Cornwall College mourns passing of promising student
MONTEGO BAY, St James — A pall of gloom continues to hang stubbornly over Cornwall College’s school community, following the sudden death of one of their promising students, days before the start of the Easter Term.
On December 28, Cedric ‘CJ’ Murray, a 17-year-old grade 11 student at the Montego
Bay-based institution, was taken to hospital for medical attention, after he complained of having a headache.
He later returned home but things took a turn for the worst that night when he wet his bed and became mostly unresponsive.
At about 2:00 am the following day he was again taken to hospital, where he was admitted following a battery of tests.
But, within 10 hours of being at the medical facility, he was pronounced dead.
On Monday, Vice-Principal of Cornwall College, Lisa Allen, described Cedric as “a very good, active and valuable student, someone we would be happy to continue having”.
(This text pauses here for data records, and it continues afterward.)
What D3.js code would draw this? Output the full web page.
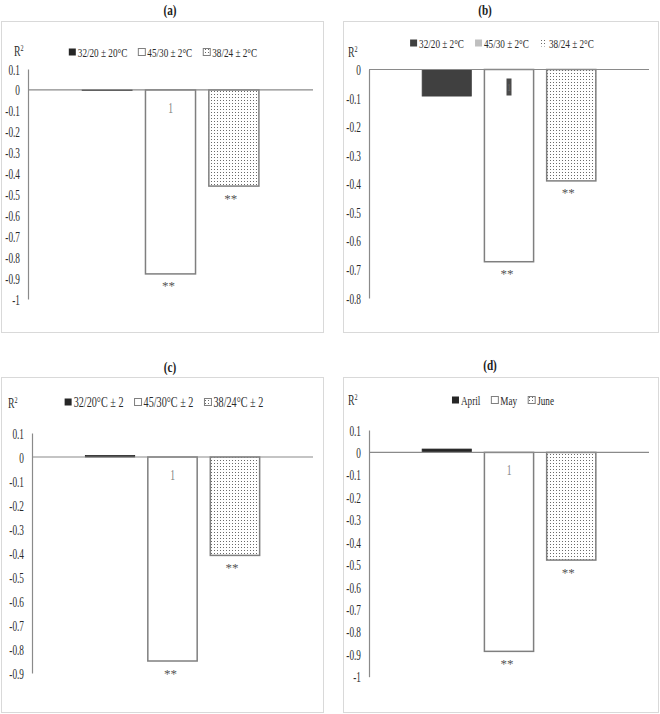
<!DOCTYPE html>
<html>
<head>
<meta charset="utf-8">
<script src="https://cdn.jsdelivr.net/npm/d3@7"></script>
<style>
  body { margin: 0; background: #fff; }
  svg, svg text { font-family: "Liberation Serif", "Times New Roman", serif; }
  svg { display: block; }
</style>
</head>
<body>
<svg id="chart" width="660" height="714"></svg>
<script>
// ---------- data ----------
const panelTitles = ["(a)", "(b)", "(c)", "(d)"];
const legendA = ["32/20 ± 20°C", "45/30 ± 2°C", "38/24 ± 2°C"];
const legendB = ["32/20 ± 2°C", "45/30 ± 2°C", "38/24 ± 2°C"];
const legendC = ["32/20°C ± 2", "45/30°C ± 2", "38/24°C ± 2"];
const legendD = ["April", "May", "June"];
const valuesA = [-0.003, -0.88, -0.46];
const valuesB = [-0.093, -0.673, -0.39];
const valuesC = [0.006, -0.85, -0.41];
const valuesD = [0.015, -0.887, -0.48];
const ticksA = [0.1, 0, -0.1, -0.2, -0.3, -0.4, -0.5, -0.6, -0.7, -0.8, -0.9, -1];
const ticksB = [0, -0.1, -0.2, -0.3, -0.4, -0.5, -0.6, -0.7, -0.8];
const ticksC = [0.1, 0, -0.1, -0.2, -0.3, -0.4, -0.5, -0.6, -0.7, -0.8, -0.9];
const ticksD = [0.1, 0, -0.1, -0.2, -0.3, -0.4, -0.5, -0.6, -0.7, -0.8, -0.9, -1];
const barLabels = ["", "1", ""];
const sigLabels = ["", "**", "**"];
const axisTitle = "R";

// ---------- layout ----------
const panels = [
  { title: panelTitles[0], legend: legendA, values: valuesA, ticks: ticksA, style: "a",
    titleXY: [170, 10], box: [1, 21, 323, 332], px: [28, 313], py: [69, 299],
    legendXY: [163, 52], legendSize: 13.5, rXY: [14, 51] },
  { title: panelTitles[1], legend: legendB, values: valuesB, ticks: ticksB, style: "b",
    titleXY: [485, 10], box: [343, 21, 658, 332], px: [369, 649], py: [69.5, 298],
    legendXY: [502, 43], legendSize: 13.5, rXY: [348, 52] },
  { title: panelTitles[2], legend: legendC, values: valuesC, ticks: ticksC, style: "a",
    titleXY: [170, 367], box: [1, 377, 323, 712], px: [32, 313], py: [433, 673],
    legendXY: [164, 402], legendSize: 15, rXY: [8, 403] },
  { title: panelTitles[3], legend: legendD, values: valuesD, ticks: ticksD, style: "a",
    titleXY: [490, 365], box: [343, 377, 658, 712], px: [369, 649], py: [430, 676.7],
    legendXY: [503, 400], legendSize: 13.5, rXY: [348, 400] }
];

const FONT = "'Liberation Serif', 'Times New Roman', serif";
const SX = 0.68;   // horizontal condensation of the serif font
const SXT = 0.64;  // for tick labels
const axisColor = "#8a8a8a";
const svg = d3.select("#chart");

const defs = svg.append("defs");
const pat = defs.append("pattern").attr("id", "dots")
  .attr("patternUnits", "userSpaceOnUse").attr("width", 3).attr("height", 3);
pat.append("rect").attr("width", 3).attr("height", 3).attr("fill", "#fff");
pat.append("rect").attr("x", 1).attr("y", 1).attr("width", 1).attr("height", 1).attr("fill", "#6a6a6a");

function txt(g, x, y, s, opts = {}) {
  return g.append("text")
    .attr("transform", `translate(${x},${y}) scale(${opts.sx || SX},1)`)
    .attr("text-anchor", opts.anchor || "middle")
    .attr("dy", "0.35em")
    .style("font-family", FONT)
    .attr("font-size", opts.size || 12)
    .attr("fill", opts.fill || "#2a2a2a")
    .attr("font-weight", opts.weight || "normal")
    .text(s);
}

const seriesIdx = [0, 1, 2];

panels.forEach(p => {
  const g = svg.append("g");
  txt(g, p.titleXY[0], p.titleXY[1], p.title, { size: 14, weight: "bold", fill: "#222", sx: 0.8 });
  g.append("rect").attr("x", p.box[0] + 0.5).attr("y", p.box[1] + 0.5)
    .attr("width", p.box[2] - p.box[0]).attr("height", p.box[3] - p.box[1])
    .attr("fill", "none").attr("stroke", "#d9d9d9");

  const dmax = p.ticks[0], dmin = p.ticks[p.ticks.length - 1];
  const y = d3.scaleLinear().domain([dmax, dmin]).range(p.py);
  const outer = d3.scaleBand().domain(["g"]).range(p.px).paddingInner(0).paddingOuter(0.306);
  const x = d3.scaleBand().domain(seriesIdx)
    .range([outer("g"), outer("g") + outer.bandwidth()]).paddingInner(0.21).paddingOuter(0);

  const ax = g.append("g").attr("transform", `translate(${p.px[0]},0)`)
    .call(d3.axisLeft(y).tickValues(p.ticks).tickSize(0).tickPadding(8)
      .tickFormat(d => String(+d.toFixed(1))));
  ax.attr("font-family", null).attr("font-size", null);
  ax.select(".domain").attr("stroke", axisColor).attr("stroke-width", 1.2);
  ax.selectAll(".tick text").each(function () {
    const t = d3.select(this);
    const tx = +t.attr("x");
    t.attr("x", null).attr("dy", "0.35em")
      .attr("transform", `translate(${tx},0) scale(${SXT},1)`)
      .style("font-family", FONT).attr("font-size", 14.5).attr("fill", "#2a2a2a");
  });

  const fills = p.style === "b" ? ["#404040", "#fff", "url(#dots)"] : ["#262626", "#fff", "url(#dots)"];
  g.selectAll(".bar").data(p.values).join("rect")
    .attr("x", (d, i) => x(i))
    .attr("width", x.bandwidth())
    .attr("y", d => Math.min(y(d), y(0)))
    .attr("height", d => Math.abs(y(d) - y(0)))
    .attr("fill", (d, i) => fills[i])
    .attr("stroke", (d, i) => i === 0 ? fills[0] : "#7f7f7f")
    .attr("stroke-width", (d, i) => i === 0 ? 0.8 : 1.5);

  g.append("line").attr("x1", p.px[0]).attr("x2", p.px[1])
    .attr("y1", y(0)).attr("y2", y(0)).attr("stroke", axisColor).attr("stroke-width", 1.2);

  p.values.forEach((v, i) => {
    if (!barLabels[i]) return;
    const cx = x(i) + x.bandwidth() / 2;
    if (p.style === "b") {
      g.append("rect").attr("x", cx - 2.5).attr("y", y(0) + 9).attr("width", 5).attr("height", 17)
        .attr("fill", "#4a4a4a");
      txt(g, cx, y(0) + 17.5, barLabels[i], { size: 11, fill: "#6a6a6a" });
    } else {
      txt(g, cx, y(0) + 18, barLabels[i], { size: 14, fill: "#7f7f7f" });
    }
  });
  p.values.forEach((v, i) => {
    if (!sigLabels[i]) return;
    const cx = x(i) + x.bandwidth() / 2 - (i === 2 ? 3 : 2);
    txt(g, cx, y(v) + 12, sigLabels[i], { size: 13, fill: "#555", sx: 1 });
  });

  const rt = g.append("text")
    .attr("transform", `translate(${p.rXY[0]},${p.rXY[1]}) scale(${SX},1)`)
    .style("font-family", FONT)
    .attr("dy", "0.35em").attr("font-size", 14.5).attr("fill", "#2a2a2a");
  rt.append("tspan").text(axisTitle);
  rt.append("tspan").attr("font-size", 9).attr("dy", "-0.6em").text("2");

  const lg = g.append("g");
  const items = [];
  const ms = 7, mgap = 2, igap = 11;
  let cur = 0;
  p.legend.forEach((lab) => {
    const it = lg.append("g");
    const t = it.append("text").style("font-family", FONT).attr("font-size", p.legendSize)
      .attr("fill", "#2a2a2a").attr("dy", "0.35em").text(lab);
    const w = t.node().getComputedTextLength() * SX;
    items.push({ it, t, w, x: cur });
    cur += ms + mgap + w + igap;
  });
  const total = cur - igap;
  const lx0 = p.legendXY[0] - total / 2;
  items.forEach((o, i) => {
    const bx = lx0 + o.x;
    o.t.attr("transform", `translate(${bx + ms + mgap},${p.legendXY[1]}) scale(${SX},1)`);
    const m = o.it.insert("rect", "text").attr("x", bx).attr("y", p.legendXY[1] - ms / 2)
      .attr("width", ms).attr("height", ms);
    if (p.style === "b") {
      if (i === 0) m.attr("fill", "#404040");
      else if (i === 1) m.attr("fill", "#bfbfbf");
      else m.attr("fill", "url(#dots)");
    } else {
      if (i === 0) m.attr("fill", "#262626");
      else if (i === 1) m.attr("fill", "#fff").attr("stroke", "#7f7f7f").attr("stroke-width", 1);
      else m.attr("fill", "url(#dots)").attr("stroke", "#7f7f7f").attr("stroke-width", 1);
    }
  });
});
</script>
</body>
</html>
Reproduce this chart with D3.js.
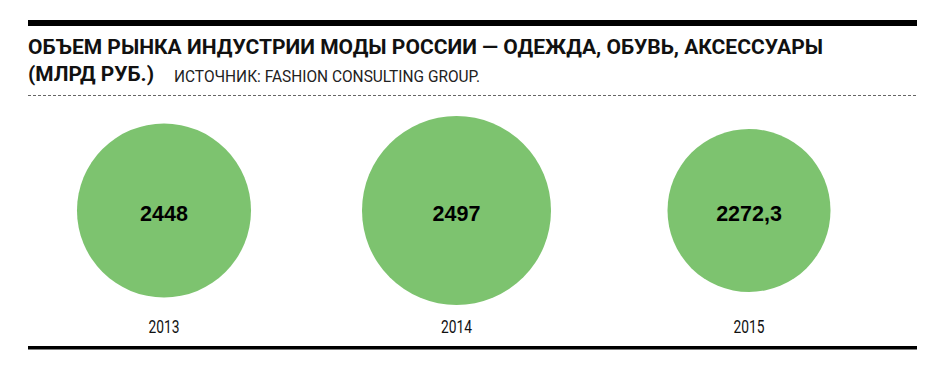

Allen said that the school community is taking Murray’s untimely passing very hard and that counselling has had to be provided for students, some of whom cried openly at the sad news.
Teachers are also in disbelief, she told the Jamaica Observer West.
“We provided grief counselling for the students, particularly from his class [11 Science] and we are trying to cope with the sudden loss. That’s the best way I can put it,” expressed Allen, in trying to explain the tremendous grief the school community is undergoing.
Allen said a series of further grief counselling sessions are expected.
“Because, [Murray’s death] happened over the holiday, we weren’t able to make the arrangements prior to today [Monday]. But I am sure the principal is making some arrangement for some other people to come in to provide some more counselling, but our guidance department did it this morning,” she said.
Cedric’s father, Sedric Murray, a successful cabinet maker, who resides in Cacoon Castle, Hanover, told the Observer West that his son wanted to become a medical doctor.
“Once, I said to him ‘CJ, why don’t you try to get the trade [cabinet making] in your head?’ And he said, ‘Daddy you cut wood, but I will cut flesh,'” recalled the elder Murray. He said his son had even placed the words ‘Doc Cedric W Jr Murray’ on the door to the entrance of his bedroom.
The senior Murray said that family members are finding it very difficult to cope with the sudden passing.
“Every morning you would send your son off to school, you wait for him to come home and knowing that he won’t be coming home again, that’s not a nice feeling. It is not nice,” he said sadly.
Cedric’s mother, Paula, a teacher at the Bethel Primary and Junior High in Hanover, described her son as someone who would go the extra mile.
“As a teacher, my children have grown up reading, and he [Cedric] said that the boys at school [Cornwall College] are not reading and he said he wanted to start a Book Club to help boys to realise the importance of reading,” Paula recalled.
The club was started last year, and currently has over 60 students, some of whom are from other schools.
Mayor of Lucea and Chairman of the Hanover Parish Council, Wynter McIntosh, said Cedric, who is a former 2008 Youth Mayor of Lucea, “had potential and his passing is a great loss”.
“Because I know the potential that he has, in my mind, he would have been a future politician. I know he wanted to go into medicine and so it is really a loss. Myself, as the chairman of the Hanover Parish Council, is grieving with the family at this time, because it is really a big loss,” McIntosh told the Observer West, shortly after leading a team from the parish council on a visit to the deceased family.